Business has warned chancellor Rishi Sunak not to choke off Britain’s recovery from the coronavirus pandemic with new taxes.
The call came amid fears of a new wave of redundancies as Mr Sunak scales back his Job Retention Scheme on Tuesday, with the Treasury cutting support for workers’ monthly wages from 80 to 70 per cent and requiring employers to contribute up to £312 a month for each furloughed staff member.
Labour today renewed calls for furlough – due to end altogether in November – to be extended for the worst-hit industries, like aerospace and automotive. And the British Chambers of Commerce called on the chancellor to soften the blow for employers by waiving their National Insurance contributions.
Shadow business secretary Lucy Powell voiced concern over media reports that Mr Sunak is mulling tax hikes of up to £30bn to fill the black hole in Britain’s finances left by the Covid-19 crisis.
The chancellor’s focus now should be on “keeping people in work and protecting viable businesses”, not balancing the books, she said.
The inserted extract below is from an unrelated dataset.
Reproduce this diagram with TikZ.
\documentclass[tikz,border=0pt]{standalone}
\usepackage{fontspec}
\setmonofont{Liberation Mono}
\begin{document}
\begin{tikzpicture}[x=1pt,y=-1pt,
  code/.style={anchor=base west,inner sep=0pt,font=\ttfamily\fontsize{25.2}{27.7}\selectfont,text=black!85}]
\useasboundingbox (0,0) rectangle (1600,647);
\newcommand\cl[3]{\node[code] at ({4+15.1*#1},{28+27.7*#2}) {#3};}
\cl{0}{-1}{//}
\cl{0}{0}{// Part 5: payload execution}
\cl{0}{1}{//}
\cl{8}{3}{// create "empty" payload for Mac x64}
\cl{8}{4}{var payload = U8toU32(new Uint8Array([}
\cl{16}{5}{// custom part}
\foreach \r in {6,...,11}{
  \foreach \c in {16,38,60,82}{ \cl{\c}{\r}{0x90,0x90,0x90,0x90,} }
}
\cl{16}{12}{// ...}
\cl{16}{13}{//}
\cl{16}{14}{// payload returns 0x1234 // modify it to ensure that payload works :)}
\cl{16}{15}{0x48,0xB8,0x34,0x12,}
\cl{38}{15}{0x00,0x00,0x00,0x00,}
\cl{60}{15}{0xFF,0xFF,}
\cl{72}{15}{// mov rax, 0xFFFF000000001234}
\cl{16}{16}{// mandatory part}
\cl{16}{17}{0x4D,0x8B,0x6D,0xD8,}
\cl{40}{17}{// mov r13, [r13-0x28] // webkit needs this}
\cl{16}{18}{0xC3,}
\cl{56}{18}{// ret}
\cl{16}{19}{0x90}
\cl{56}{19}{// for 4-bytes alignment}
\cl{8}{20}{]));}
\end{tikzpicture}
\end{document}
Chief secretary to the Treasury Stephen Barclay refused to discuss his boss’s plans, but did not rule out the possibility of tax rises.
The Sunday Times reported that corporation tax could rise from 19 to 24 per cent at a cost to business of £12bn, while capital gains could be levied at the same rate as income tax.
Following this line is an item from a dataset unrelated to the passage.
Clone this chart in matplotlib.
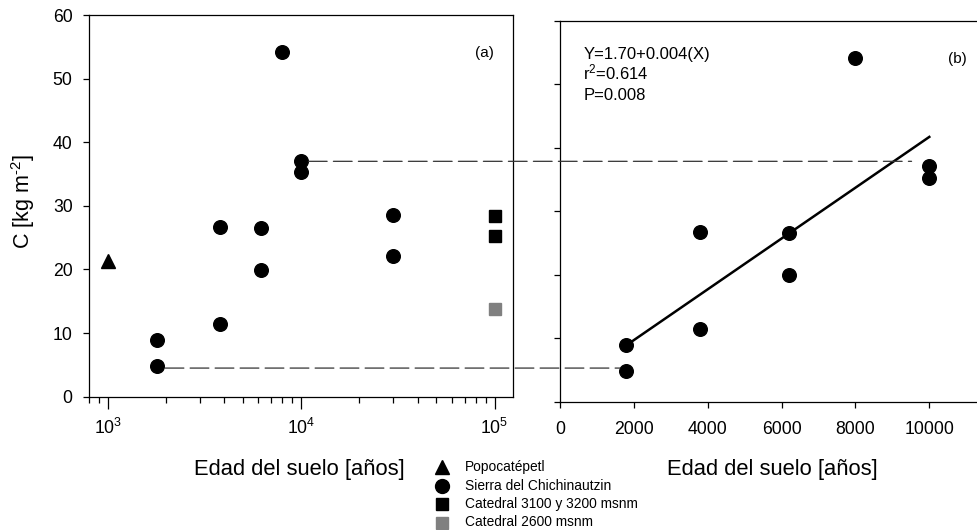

Dr Marshall warned that piling taxes on businesses would be “a really damaging mistake”.
He told Times Radio’s G&T programme that by doing this, “you tell them that it’s not a good environment to invest in, it’s not a good environment to take a risk, you will hamstring the recovery”.
And he said: ”I very much hope that this is the Treasury flying kites rather than settling policy, because we do not want to make a choice between a strong recovery with lots of investment and risk-taking by businesspeople or a short-term repair of the public finances.
“Let’s nurture the embers of that recovery first and then repair the public finances, not get them the wrong way around.”
Offering employers a National Insurance contribution holiday would cut 14 per cent off the cost of wages, he said, adding: “I’d much rather see businesses paying people salaries than paying the Revenue during an uncertain period ahead.”
Ms Powell said Sunak should be considering extending furlough for targeted sectors of the economy, in a way which has been done in France and Germany, where schemes are set to run at least until the end of 2021.
“If you look at aerospace or automotive industries, for example, they’ve had they’ve had no sort of support of that kind yet,” she told Times Radio.
“They’ve seen the absolute floor drop out of their sectors and their businesses.
“We’ve seen the Eat Out to Help Out scheme (for restaurants), we saw a £3bn demand stimulus for the housing market with the stamp duty cuts, even though the housing market wasn’t really one of those sectors most acutely affected.
“Yet there are some other key sectors like aerospace and automotive – good decent employers with jobs outside the London bubble where if those jobs go those communities will probably never recover from it – where we could be seeing more sectoral support, like France and Germany are offering to their automotive and aerospace sectors.”
Saving jobs now rather than withdrawing support prematurely would help Mr Sunak balance the books in future years, she said.
“The main priority should be how can we protect the public finances over the next two, three or four years and the single biggest determinant of that by a million miles is whether you’re forking out, week on week, month on month, lots of money on unemployment benefits and also seeing your tax revenues going down because you’ve got high unemployment,” she said.
“That’s the thing we should be really focusing on.”
Reports suggested that the Treasury is also considering cuts in pension tax relief, an end to “triple lock” protection for pensions, fuel duty hikes, a revamped inheritance tax or the introduction of an online sales tax to help meet the cost of Covid.
But 10 Downing Street was said to be resisting increases in the tax burden, calling instead for cuts in spending to reduce the black hole in the nation’s books.
But Ms Powell warned against “bringing back austerity”.
“We know the impact of that, which is a stagnant economy over a long time,” she said. “You can’t cut your way out of a recession and you certainly can’t be cutting public services, health and education, at a time of crisis like this.”
Mr Barclay declined to discuss the possible content of Mr Sunak’s upcoming Budget, but did not rule out the possibility of tax rises.
Asked whether Corporation Tax, once slated by Mr Sunak’s predecessor Philip Hammond for a cut to 17 per cent this year, could instead rise to 24 per cent, Mr Barclay said: “There are always a whole range of measures and as soon as one starts to say, ‘Well I rule this one out’, you’ll cherry-pick as to which ones one hasn’t done. So I’m not going to get into that.”
He told Times Radio: “The key objective within the Treasury is to get growth,” he told Times Radio. “That’s what we’ve been focused on.
“There’s then a balance between the other three moving parts of debt, of spending, feeding into that and tax and what’s your trade off then between your spending measures and your tax measures. But the real objective is to reduce the economic scarring from Covid.”
Treasury sources said they do not comment on what may or may not be in the upcoming Budget.